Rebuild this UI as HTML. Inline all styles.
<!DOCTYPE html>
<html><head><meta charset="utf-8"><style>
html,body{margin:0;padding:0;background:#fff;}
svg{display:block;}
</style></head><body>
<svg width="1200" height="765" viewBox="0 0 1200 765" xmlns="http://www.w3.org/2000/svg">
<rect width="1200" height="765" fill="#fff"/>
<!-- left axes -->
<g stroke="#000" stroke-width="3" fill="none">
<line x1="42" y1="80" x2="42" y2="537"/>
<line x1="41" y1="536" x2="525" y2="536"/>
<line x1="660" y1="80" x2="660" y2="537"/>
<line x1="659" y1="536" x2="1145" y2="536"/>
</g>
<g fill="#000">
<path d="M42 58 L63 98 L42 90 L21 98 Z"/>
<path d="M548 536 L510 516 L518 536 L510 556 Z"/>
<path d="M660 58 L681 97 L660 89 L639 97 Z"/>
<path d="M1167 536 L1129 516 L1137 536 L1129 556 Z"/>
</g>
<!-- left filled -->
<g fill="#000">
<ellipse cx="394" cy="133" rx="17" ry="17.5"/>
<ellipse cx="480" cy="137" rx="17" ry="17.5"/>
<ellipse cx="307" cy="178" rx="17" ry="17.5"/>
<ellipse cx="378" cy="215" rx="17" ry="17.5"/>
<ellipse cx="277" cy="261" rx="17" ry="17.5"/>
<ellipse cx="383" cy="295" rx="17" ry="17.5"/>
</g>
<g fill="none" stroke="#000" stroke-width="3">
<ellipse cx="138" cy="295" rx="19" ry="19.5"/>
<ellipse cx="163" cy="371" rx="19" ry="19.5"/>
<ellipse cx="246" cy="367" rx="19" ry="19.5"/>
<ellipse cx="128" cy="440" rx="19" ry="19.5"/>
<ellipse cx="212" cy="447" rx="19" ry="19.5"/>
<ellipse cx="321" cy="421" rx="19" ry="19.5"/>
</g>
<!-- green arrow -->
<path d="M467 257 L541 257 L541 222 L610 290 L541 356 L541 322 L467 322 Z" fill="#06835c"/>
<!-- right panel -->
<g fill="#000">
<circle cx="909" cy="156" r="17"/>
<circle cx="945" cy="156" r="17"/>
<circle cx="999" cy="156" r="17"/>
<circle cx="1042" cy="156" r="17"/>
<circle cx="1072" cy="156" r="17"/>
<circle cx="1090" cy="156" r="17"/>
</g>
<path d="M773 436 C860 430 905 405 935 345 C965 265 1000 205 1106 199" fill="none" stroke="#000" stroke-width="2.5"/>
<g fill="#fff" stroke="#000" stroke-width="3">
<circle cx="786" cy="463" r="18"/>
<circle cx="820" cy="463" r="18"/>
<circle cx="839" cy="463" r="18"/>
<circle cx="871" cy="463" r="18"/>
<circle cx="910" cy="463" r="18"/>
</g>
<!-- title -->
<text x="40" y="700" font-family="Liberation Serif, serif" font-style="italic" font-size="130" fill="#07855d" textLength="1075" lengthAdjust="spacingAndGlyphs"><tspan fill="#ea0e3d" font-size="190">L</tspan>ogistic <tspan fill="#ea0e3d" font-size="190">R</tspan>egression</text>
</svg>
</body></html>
▬▬▬
== Exercise requirements ==
Transcribe the whole listing with nothing added or left out.

== Answer ==
Rebuild this UI as HTML. Inline all styles.
<!DOCTYPE html>
<html><head><meta charset="utf-8"><style>
html,body{margin:0;padding:0;background:#fff;}
svg{display:block;}
</style></head><body>
<svg width="1200" height="765" viewBox="0 0 1200 765" xmlns="http://www.w3.org/2000/svg">
<rect width="1200" height="765" fill="#fff"/>
<!-- left axes -->
<g stroke="#000" stroke-width="3" fill="none">
<line x1="42" y1="80" x2="42" y2="537"/>
<line x1="41" y1="536" x2="525" y2="536"/>
<line x1="660" y1="80" x2="660" y2="537"/>
<line x1="659" y1="536" x2="1145" y2="536"/>
</g>
<g fill="#000">
<path d="M42 58 L63 98 L42 90 L21 98 Z"/>
<path d="M548 536 L510 516 L518 536 L510 556 Z"/>
<path d="M660 58 L681 97 L660 89 L639 97 Z"/>
<path d="M1167 536 L1129 516 L1137 536 L1129 556 Z"/>
</g>
<!-- left filled -->
<g fill="#000">
<ellipse cx="394" cy="133" rx="17" ry="17.5"/>
<ellipse cx="480" cy="137" rx="17" ry="17.5"/>
<ellipse cx="307" cy="178" rx="17" ry="17.5"/>
<ellipse cx="378" cy="215" rx="17" ry="17.5"/>
<ellipse cx="277" cy="261" rx="17" ry="17.5"/>
<ellipse cx="383" cy="295" rx="17" ry="17.5"/>
</g>
<g fill="none" stroke="#000" stroke-width="3">
<ellipse cx="138" cy="295" rx="19" ry="19.5"/>
<ellipse cx="163" cy="371" rx="19" ry="19.5"/>
<ellipse cx="246" cy="367" rx="19" ry="19.5"/>
<ellipse cx="128" cy="440" rx="19" ry="19.5"/>
<ellipse cx="212" cy="447" rx="19" ry="19.5"/>
<ellipse cx="321" cy="421" rx="19" ry="19.5"/>
</g>
<!-- green arrow -->
<path d="M467 257 L541 257 L541 222 L610 290 L541 356 L541 322 L467 322 Z" fill="#06835c"/>
<!-- right panel -->
<g fill="#000">
<circle cx="909" cy="156" r="17"/>
<circle cx="945" cy="156" r="17"/>
<circle cx="999" cy="156" r="17"/>
<circle cx="1042" cy="156" r="17"/>
<circle cx="1072" cy="156" r="17"/>
<circle cx="1090" cy="156" r="17"/>
</g>
<path d="M773 436 C860 430 905 405 935 345 C965 265 1000 205 1106 199" fill="none" stroke="#000" stroke-width="2.5"/>
<g fill="#fff" stroke="#000" stroke-width="3">
<circle cx="786" cy="463" r="18"/>
<circle cx="820" cy="463" r="18"/>
<circle cx="839" cy="463" r="18"/>
<circle cx="871" cy="463" r="18"/>
<circle cx="910" cy="463" r="18"/>
</g>
<!-- title -->
<text x="40" y="700" font-family="Liberation Serif, serif" font-style="italic" font-size="130" fill="#07855d" textLength="1075" lengthAdjust="spacingAndGlyphs"><tspan fill="#ea0e3d" font-size="190">L</tspan>ogistic <tspan fill="#ea0e3d" font-size="190">R</tspan>egression</text>
</svg>
</body></html>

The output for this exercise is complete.